As the afternoon wore on it got warmer and warmer – quite sultry, in fact (and not just in the kitchen, either). The demand for teas dipped, and again I was able to zoom around. The medlar is fruiting nicely, and though it is some time off being ready, I have my foodie eyes on it.
I’m sure there’ll be plenty to go round. That’s a hint, by the way.
There were a huge number of insects, including lots of bees, all encouraged by the sudden appearance of sub-tropical conditions on the coast of west Wales – another thing that many visitors commented upon. I was especially taken by one which was coordinating so beautifully with its favoured plant,
a yellow and black bug on a yellow and black rudbeckia.
I fell terribly in love with some of the colour combinations. I’ve been doing quite a bit of natural dyeing lately, and I was especially taken with the subtlety of this Eryngium plenum matched with a pale yellow grass (I’m no good at grasses – I can identify about three – so please forgive me):
Hmm, can’t think how I would get anywhere near that – but I’ll bear it in mind… and extraordinarily I met three other spinners, and I only knew one of them. Either a textile artist’s studio being open had drawn them in, or there is a deep link between spinning and gardening. I’m opting for both. Ahem. Back to the garden.
And then there are those plants whose colour combines well not with another plant, but with their surroundings:
This is Lobelia Russian Princess. It’s not subtle, but against the grey of the stone wall it really works. For me this is a plant to be used with care – it could so easily overwhelm and clash with others. Lovely here, though, and it lights up a dark area.
There are plants where I fell in love with the form:
I’ve always liked the flower heads of echinacea (yup, sorry, that again). They almost look as though they should be soft, but of course they’re not. Very, very tactile though…
And there are plants where the dipping light gave them rather special quality, like these pelargoniums (‘Mystery’) in a container.
By now the clock was moving remorselessly towards 5 p.m. The cakes were running out, the kitchen staff were only able to crawl and Karen had developed a sore throat from talking to visitors.
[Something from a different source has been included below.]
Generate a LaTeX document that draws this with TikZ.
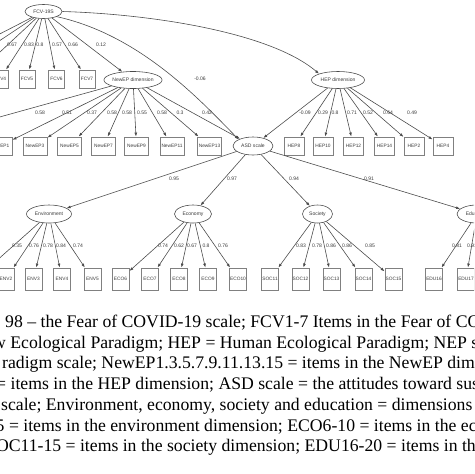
\documentclass[tikz,border=0pt]{standalone}
\usepackage{fontspec}
\setmainfont{Liberation Serif}
\setsansfont{Liberation Sans}
\usepackage{xcolor}
\usepackage{tikz}
\usetikzlibrary{shapes.geometric,arrows.meta}
\definecolor{edgeGray}{HTML}{4A4A4A}
\definecolor{boxGray}{HTML}{808080}
\definecolor{textGray}{HTML}{3C3C3C}
\tikzset{
	latent/.style = {ellipse, draw = edgeGray, line width = 0.5pt, inner sep = 0pt, font = \sffamily\fontsize{4.3}{5}\selectfont, text = textGray},
	indicator/.style = {rectangle, draw = boxGray, line width = 0.8pt, inner sep = 0pt, font = \sffamily\fontsize{4.1}{5}\selectfont, text = textGray},
	loading/.style = {inner sep = 0pt, font = \sffamily\fontsize{4.3}{5}\selectfont, text = textGray},
	regression/.style = {draw = edgeGray, line width = 0.5pt, -{Latex[length = 3.4pt, width = 2.4pt]}},
	caption/.style = {anchor = base west, inner sep = 0pt, font = \fontsize{15.1}{17}\selectfont}
}
\newcommand{\itemNode}[5]{
	\node[indicator, minimum width = #4cm, minimum height = #5cm] (#1) at (#2, #3) {#1};
}
\newcommand{\loading}[3]{
	\node[loading] at (#1, #2) {#3};
}

\begin{document}
\begin{tikzpicture}[x = 0.03cm, y = -0.03cm]%

		\useasboundingbox (0, 0) rectangle (474, 474);
		\fill[white] (0, 0) rectangle (474, 474);
		\clip (0, 0) rectangle (474, 474);

		% latent variables
		\node[latent, minimum width = 1.11cm, minimum height = 0.42cm] (fcv) at (43.5, 11.5) {FCV-19S};
		\node[latent, minimum width = 1.59cm, minimum height = 0.51cm] (newep) at (133, 80) {NewEP dimension};
		\node[latent, minimum width = 1.59cm, minimum height = 0.51cm] (hep) at (338, 80) {HEP dimension};
		\node[latent, minimum width = 1.20cm, minimum height = 0.54cm] (asd) at (253, 146) {ASD scale};
		\node[latent, minimum width = 1.35cm, minimum height = 0.54cm] (env) at (49, 214) {Environment};
		\node[latent, minimum width = 1.11cm, minimum height = 0.54cm] (eco) at (193, 214) {Economy};
		\node[latent, minimum width = 0.90cm, minimum height = 0.54cm] (soc) at (317.5, 214) {Society};
		\node[latent, minimum width = 1.20cm, minimum height = 0.54cm] (edu) at (477, 214) {Education};

		% fear of covid items
		\coordinate (FCV1) at (-88, 79);
		\coordinate (FCV2) at (-58, 79);
		\coordinate (FCV3) at (-29, 79);
		\itemNode{FCV4}{0}{79}{0.48}{0.54}
		\itemNode{FCV5}{27}{79}{0.48}{0.54}
		\itemNode{FCV6}{56.5}{79}{0.48}{0.54}
		\itemNode{FCV7}{87}{79}{0.48}{0.54}

		% newep items
		\coordinate (NewEP15) at (-40, 128);
		\itemNode{NewEP1}{0}{146}{0.72}{0.54}
		\itemNode{NewEP3}{35}{146}{0.72}{0.54}
		\itemNode{NewEP5}{69.5}{146}{0.72}{0.54}
		\itemNode{NewEP7}{103.5}{146}{0.72}{0.54}
		\itemNode{NewEP9}{136.5}{146}{0.72}{0.54}
		\itemNode{NewEP11}{172}{146}{0.72}{0.54}
		\itemNode{NewEP13}{209.5}{146}{0.72}{0.54}

		% hep items
		\itemNode{HEP8}{294}{146}{0.60}{0.54}
		\itemNode{HEP10}{323}{146}{0.60}{0.54}
		\itemNode{HEP12}{353.5}{146}{0.60}{0.54}
		\itemNode{HEP14}{384.5}{146}{0.60}{0.54}
		\itemNode{HEP2}{414}{146}{0.60}{0.54}
		\itemNode{HEP4}{443}{146}{0.60}{0.54}

		% environment items
		\coordinate (ENV1) at (-24, 279);
		\itemNode{ENV2}{6}{279}{0.51}{0.66}
		\itemNode{ENV3}{33.5}{279}{0.51}{0.66}
		\itemNode{ENV4}{62}{279}{0.51}{0.66}
		\itemNode{ENV5}{92.5}{279}{0.51}{0.66}

		% economy items
		\itemNode{ECO6}{120.5}{279}{0.51}{0.66}
		\itemNode{ECO7}{150}{279}{0.51}{0.66}
		\itemNode{ECO8}{179}{279}{0.51}{0.66}
		\itemNode{ECO9}{208}{279}{0.51}{0.66}
		\itemNode{ECO10}{238}{279}{0.51}{0.66}

		% society items
		\itemNode{SOC11}{270}{279}{0.51}{0.66}
		\itemNode{SOC12}{300.5}{279}{0.51}{0.66}
		\itemNode{SOC13}{331.5}{279}{0.51}{0.66}
		\itemNode{SOC14}{363.5}{279}{0.51}{0.66}
		\itemNode{SOC15}{393.5}{279}{0.51}{0.66}

		% education items
		\itemNode{EDU16}{434}{279}{0.51}{0.66}
		\itemNode{EDU17}{466}{279}{0.51}{0.66}
		\coordinate (EDU18) at (497, 279);
		\coordinate (EDU19) at (528, 279);

		% measurement paths
		\foreach \n in {FCV1, FCV2, FCV3, FCV4, FCV5, FCV6, FCV7}
			\draw[regression] (fcv) -- (\n);
		\foreach \n in {NewEP15, NewEP1, NewEP3, NewEP5, NewEP7, NewEP9, NewEP11, NewEP13}
			\draw[regression] (newep) -- (\n);
		\foreach \n in {HEP8, HEP10, HEP12, HEP14, HEP2, HEP4}
			\draw[regression] (hep) -- (\n);
		\foreach \n in {ENV1, ENV2, ENV3, ENV4, ENV5}
			\draw[regression] (env) -- (\n);
		\foreach \n in {ECO6, ECO7, ECO8, ECO9, ECO10}
			\draw[regression] (eco) -- (\n);
		\foreach \n in {SOC11, SOC12, SOC13, SOC14, SOC15}
			\draw[regression] (soc) -- (\n);
		\foreach \n in {EDU16, EDU17, EDU18, EDU19}
			\draw[regression] (edu) -- (\n);

		% structural paths
		\draw[regression] (fcv) -- (newep);
		\draw[regression] (fcv.east) .. controls (150, 14) and (270, 32) .. (hep.north west);
		\draw[regression] (fcv.south east) .. controls (140, 35) and (200, 100) .. (asd.north west);
		\draw[regression] (newep) -- (asd);
		\draw[regression] (hep) -- (asd);
		\foreach \n in {env, eco, soc, edu}
			\draw[regression] (asd) -- (\n);

		% loadings
		\loading{12}{45}{0.67}
		\loading{29}{45}{0.83}
		\loading{40}{45}{0.8}
		\loading{57}{45}{0.57}
		\loading{73}{45}{0.66}
		\loading{101}{45}{0.12}
		\loading{200}{79}{-0.06}

		\loading{40}{113}{0.58}
		\loading{67}{113}{0.51}
		\loading{92}{113}{0.37}
		\loading{112}{113}{0.58}
		\loading{127}{113}{0.58}
		\loading{142}{113}{0.55}
		\loading{162}{113}{0.58}
		\loading{180}{113}{0.3}
		\loading{207}{113}{0.42}

		\loading{305}{113}{-0.09}
		\loading{323}{113}{0.29}
		\loading{335}{113}{0.8}
		\loading{352}{113}{0.71}
		\loading{368}{113}{0.52}
		\loading{388}{113}{0.64}
		\loading{412}{113}{0.49}

		\loading{174}{179}{0.95}
		\loading{232}{179}{0.97}
		\loading{294}{179}{0.94}
		\loading{369}{179}{0.91}

		\loading{17}{246}{0.35}
		\loading{34}{246}{0.76}
		\loading{48}{246}{0.78}
		\loading{61}{246}{0.84}
		\loading{78}{246}{0.74}
		\loading{163}{246}{0.74}
		\loading{179}{246}{0.62}
		\loading{192}{246}{0.67}
		\loading{206}{246}{0.8}
		\loading{223}{246}{0.76}
		\loading{301}{246}{0.83}
		\loading{317}{246}{0.78}
		\loading{331}{246}{0.86}
		\loading{347}{246}{0.86}
		\loading{370}{246}{0.85}
		\loading{457}{246}{0.81}
		\loading{472}{246}{0.91}

		% caption
		\node[caption] (cap1) at (5, 327.5) {98 -- the Fear of COVID-19 scale; FCV1-7 Items in the Fear of COVID-19 scale};
		\node[caption] (cap2) at (-7, 348.2) {w Ecological Paradigm; HEP = Human Ecological Paradigm; NEP scale};
		\node[caption] (cap3) at (2, 368.9) {radigm scale; NewEP1.3.5.7.9.11.13.15 = items in the NewEP dimension};
		\node[caption] (cap4) at (-4, 389.6) {= items in the HEP dimension; ASD scale = the attitudes toward sustainable};
		\node[caption] (cap5) at (1, 410.3) {scale; Environment, economy, society and education = dimensions in};
		\node[caption] (cap6) at (-4.5, 431) {5 = items in the environment dimension; ECO6-10 = items in the economy};
		\node[caption] (cap7) at (-14, 451.7) {SOC11-15 = items in the society dimension; EDU16-20 = items in the};

	\end{tikzpicture}
\end{document}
It was time to close the gate, take down the road signs and indulge in the traditional open-garden-helpers’ perks:
Apparently these ran out at about two in the morning, and if it isn’t a tradition, it certainly needs to become one. I’m an old hand now: got pinny, will make tea and cut cake, can be hired again for
extortionate minimal fees, not to mention the traditional helpers’ perks. Phew, until next year – or the year after, since Karen will only be open by appointment next year. Well worth seeing…
And farewell from Digger too, who guarded the veg all day and didn’t get as much as a sniff of a helpers’ perk. The Gnome Liberation Front will be meeting next Monday at the village gardening club.